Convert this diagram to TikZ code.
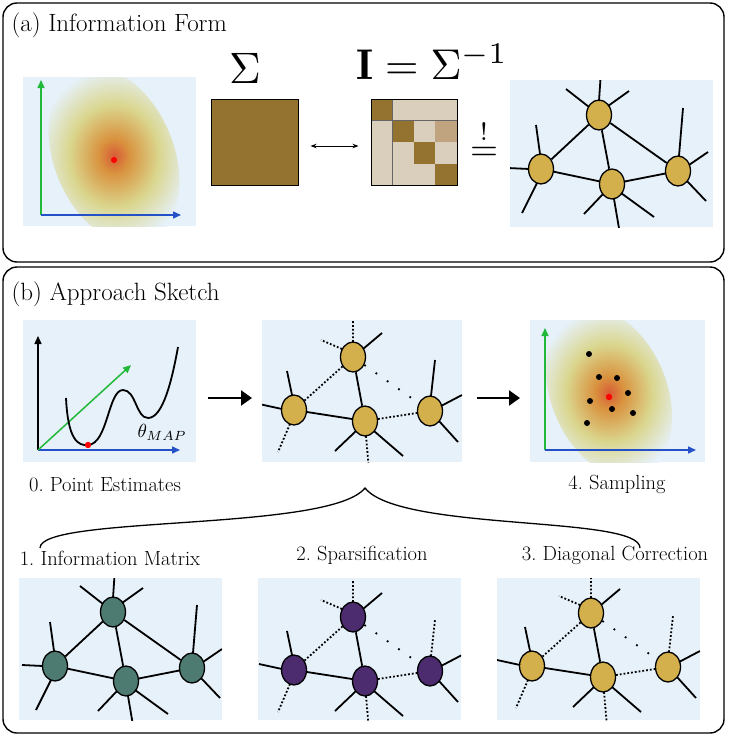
\documentclass[tikz,border=0pt]{standalone}
\usepackage{fontspec}
\usepackage{graphicx}
\usetikzlibrary{arrows.meta,shapes.geometric}
\definecolor{bgb}{HTML}{E6F1FA}
\definecolor{brn}{HTML}{94722F}
\definecolor{beige}{HTML}{D9CFBC}
\definecolor{medb}{HTML}{BFA47F}
\definecolor{gold}{HTML}{D4B04C}
\definecolor{teal2}{HTML}{4D7B72}
\definecolor{purp}{HTML}{4C2B6E}
\definecolor{gc}{HTML}{D85A38}
\definecolor{gm}{HTML}{D9923E}
\definecolor{gy}{HTML}{DAD68E}
\definecolor{axg}{HTML}{22B83A}
\definecolor{axb}{HTML}{2450C8}
\pgfdeclareradialshading{gauss}{\pgfpoint{0bp}{0bp}}{color(0bp)=(gc); color(5bp)=(gm); color(15bp)=(gy); color(26bp)=(bgb); color(50bp)=(bgb)}
\tikzset{
  panel/.style={draw, line width=1.4pt, rounded corners=14pt},
  box/.style={fill=bgb, draw=none},
  gn/.style={ellipse, draw, line width=1.3pt, minimum width=25pt, minimum height=30pt, inner sep=0pt},
  edge/.style={line width=1.8pt},
  dot/.style={line width=1.8pt, dotted},
  lbl/.style={font=\fontsize{20.5}{22}\selectfont},
  ttl/.style={font=\fontsize{25}{27}\selectfont, anchor=west},
  bigarr/.style={line width=2.2pt, -{Triangle[length=11pt,width=15pt]}},
  pics/fullg/.style={code={
    \node[gn,fill=#1] (-T) at (0,0) {};
    \node[gn,fill=#1] (-L) at (-58,54) {};
    \node[gn,fill=#1] (-M) at (13,69) {};
    \node[gn,fill=#1] (-R) at (79,56) {};
    \draw[edge] (-T)--(-L) (-T)--(-M) (-T)--(-R) (-L)--(-M) (-M)--(-R);
    \draw[edge] (-T.center)++(0,-14)--++(2,-30) (-T.center)++(-10,-8)--++(-23,-18) (-T.center)++(9,-9)--++(21,-15);
    \draw[edge] (-L.center)++(-12,0)--++(-21,-1) (-L.center)++(-1,-15)--++(-4,-29) (-L.center)++(-4,14)--++(-15,30);
    \draw[edge] (-M.center)++(-9,10)--++(-19,20) (-M.center)++(2,15)--++(7,41) (-M.center)++(9,9)--++(33,24);
    \draw[edge] (-R.center)++(1,-15)--++(4,-48) (-R.center)++(11,-6)--++(19,-13) (-R.center)++(9,10)--++(19,20);
  }},
  pics/sparseg/.style 2 args={code={
    \node[gn,fill=#1] (-T) at (0,0) {};
    \node[gn,fill=#1] (-L) at (-59,53) {};
    \node[gn,fill=#1] (-M) at (12,64) {};
    \node[gn,fill=#1] (-R) at (77,54) {};
    \draw[edge] (-T)--(-M) (-L)--(-M);
    \draw[dot] (-T)--(-L) (-M)--(-R);
    \draw[line width=1.8pt, dash pattern=on 1.8pt off 12pt] (-T)--(-R);
    \draw[dot] (-T.center)++(0,-15)--++(0,-22) (-T.center)++(-11,-8)--++(-21,-9);
    \draw[edge] (-T.center)++(10,-8)--++(19,-16);
    \draw[edge] (-L.center)++(-2,-15)--++(-5,-24) (-L.center)++(-12,-1)--++(-23,-5);
    \draw[dot] (-L.center)++(-4,14)--++(-12,28);
    \draw[edge] (-M.center)++(-9,10)--++(-21,20) (-M.center)++(9,10)--++(29,25);
    \draw[dot] (-M.center)++(1,15)--++(3,34);
    \draw[#2] (-R.center)++(1,-15)--++(4,-36);
    \draw[edge] (-R.center)++(11,-5)--++(21,-11) (-R.center)++(9,10)--++(19,21);
  }}
}
\begin{document}
\begin{tikzpicture}[x=1pt,y=-1pt]
\useasboundingbox (0,0) rectangle (728,736);
% ---------- panel (a)
\draw[panel] (3,3) rectangle (724,262);
\node[ttl] (ta) at (8,25) {(a) Information Form};
\fill[box] (23,77) rectangle (196,226);
\begin{scope}
\clip (23,77) rectangle (196,226);
\shade[shading=gauss] (114,156) ellipse[x radius=60, y radius=92, rotate=22];
\end{scope}
\fill[red] (114,160) circle (3);
\coordinate (o1) at (41,215);
\coordinate (y1) at (41,80);
\coordinate (x1) at (181,215);
\draw[axg, line width=1.5pt, -{Triangle[length=8pt,width=7pt]}] (o1)--(y1);
\draw[axb, line width=1.5pt, -{Triangle[length=8pt,width=7pt]}] (o1)--(x1);
\node (sig) at (245,68) {\scalebox{4.4}{$\Sigma$}};
\node (sq) [draw, line width=1pt, fill=brn, minimum width=87pt, minimum height=86pt, inner sep=0pt] at (254.5,142) {};
\node (inv) at (432,62) {\scalebox{4.3}{$\mathbf{I}=\Sigma^{-1}$}};
\node (mat) [draw, line width=1pt, fill=beige, minimum width=86pt, minimum height=86pt, inner sep=0pt] at (414,142) {};
\begin{scope}
\fill[brn] (371,99) rectangle (392,120);
\fill[brn] (392,120) rectangle (414,142);
\fill[brn] (414,142) rectangle (435,164);
\fill[brn] (435,164) rectangle (457,185);
\fill[medb] (435,120) rectangle (457,142);
\draw[black!60, line width=0.3pt] (392,99)--(392,185) (371,120)--(457,120);
\draw[black, line width=1pt] (371,99) rectangle (457,185);
\end{scope}
\draw[{Stealth[length=6pt]}-{Stealth[length=6pt]}, line width=1pt] (sq.east)++(12,4) coordinate (da) -- ++(48,0) coordinate (db);
\node (eqx) at (484,140) {\scalebox{3.6}{$\stackrel{!}{=}$}};
\fill[box] (510,80) rectangle (713,227);
\begin{scope}
\clip (510,80) rectangle (713,227);
\pic (g0) at (599,115) {fullg=gold};
\end{scope}
% ---------- panel (b)
\draw[panel] (3,267) rectangle (724,733);
\node[ttl] (tb) at (8,294) {(b) Approach Sketch};
% box 0
\fill[box] (23,320) rectangle (196,462);
\coordinate (o2) at (38,450);
\draw[black, line width=1.5pt, -{Triangle[length=8pt,width=7pt]}] (o2)--(38,336) coordinate (y2);
\draw[axb, line width=1.5pt, -{Triangle[length=8pt,width=7pt]}] (o2)--(180,450) coordinate (x2);
\draw[axg, line width=1.5pt, -{Triangle[length=8pt,width=7pt]}] (o2)--(131,365) coordinate (g2);
\draw[line width=1.8pt] (66,398) .. controls (68,440) and (78,446) .. (88,445)
  .. controls (108,444) and (108,390) .. (123,390)
  .. controls (136,390) and (136,418) .. (148,418)
  .. controls (163,418) and (172,380) .. (178,347);
\fill[red] (88,445) circle (3.2);
\node (tm) at (162,432) {\scalebox{1.9}{$\theta_{MAP}$}};
\node[lbl] (l0) at (105,485) {0.~Point Estimates};
% box middle
\fill[box] (262,320) rectangle (462,462);
\begin{scope}
\clip (262,320) rectangle (462,462);
\pic (gm) at (353,357) {sparseg={gold}{edge}};
\end{scope}
\coordinate (a1s) at (208,398); \coordinate (a1e) at (252,398);
\draw[bigarr] (a1s)--(a1e);
\coordinate (a2s) at (477,398); \coordinate (a2e) at (520,398);
\draw[bigarr] (a2s)--(a2e);
% box right
\fill[box] (530,320) rectangle (705,462);
\begin{scope}
\clip (530,320) rectangle (705,462);
\shade[shading=gauss] (609,393) ellipse[x radius=58, y radius=88, rotate=22];
\end{scope}
\coordinate (o3) at (545,450);
\draw[axg, line width=1.5pt, -{Triangle[length=8pt,width=7pt]}] (o3)--(545,328) coordinate (y3);
\draw[axb, line width=1.5pt, -{Triangle[length=8pt,width=7pt]}] (o3)--(696,450) coordinate (x3);
\foreach \p in {(589,354),(599,377),(617,378),(628,393),(590,401),(633,413),(612,409),(587,423)} \fill \p circle (3);
\fill[red] (609,397) circle (3.2);
\node[lbl] (l4) at (617,484) {4.~Sampling};
% brace
\coordinate (bl) at (40,548); \coordinate (bt) at (365,488); \coordinate (br) at (640,548);
\draw[line width=1.3pt] (bl) .. controls (40,515) and (330,532) .. (bt) .. controls (400,532) and (640,515) .. (br);
\node[lbl] (l1) at (110,558) {1.~Information Matrix};
\node[lbl] (l2) at (362,555) {2.~Sparsification};
\node[lbl] (l3) at (615,555) {3.~Diagonal Correction};
% bottom boxes
\fill[box] (19,578) rectangle (222,720);
\begin{scope}
\clip (19,578) rectangle (222,720);
\pic (g1) at (113,612) {fullg=teal2};
\end{scope}
\fill[box] (258,578) rectangle (461,720);
\begin{scope}
\clip (258,578) rectangle (461,720);
\pic (g2) at (353,617) {sparseg={purp}{dot}};
\end{scope}
\fill[box] (497,578) rectangle (700,720);
\begin{scope}
\clip (497,578) rectangle (700,720);
\pic (g3) at (591,613) {sparseg={gold}{dot}};
\end{scope}
\end{tikzpicture}
\end{document}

────

Copy each line of the listing that holds the word "code".

**Exercise output:**
Convert this diagram to TikZ code.
  pics/fullg/.style={code={
  pics/sparseg/.style 2 args={code={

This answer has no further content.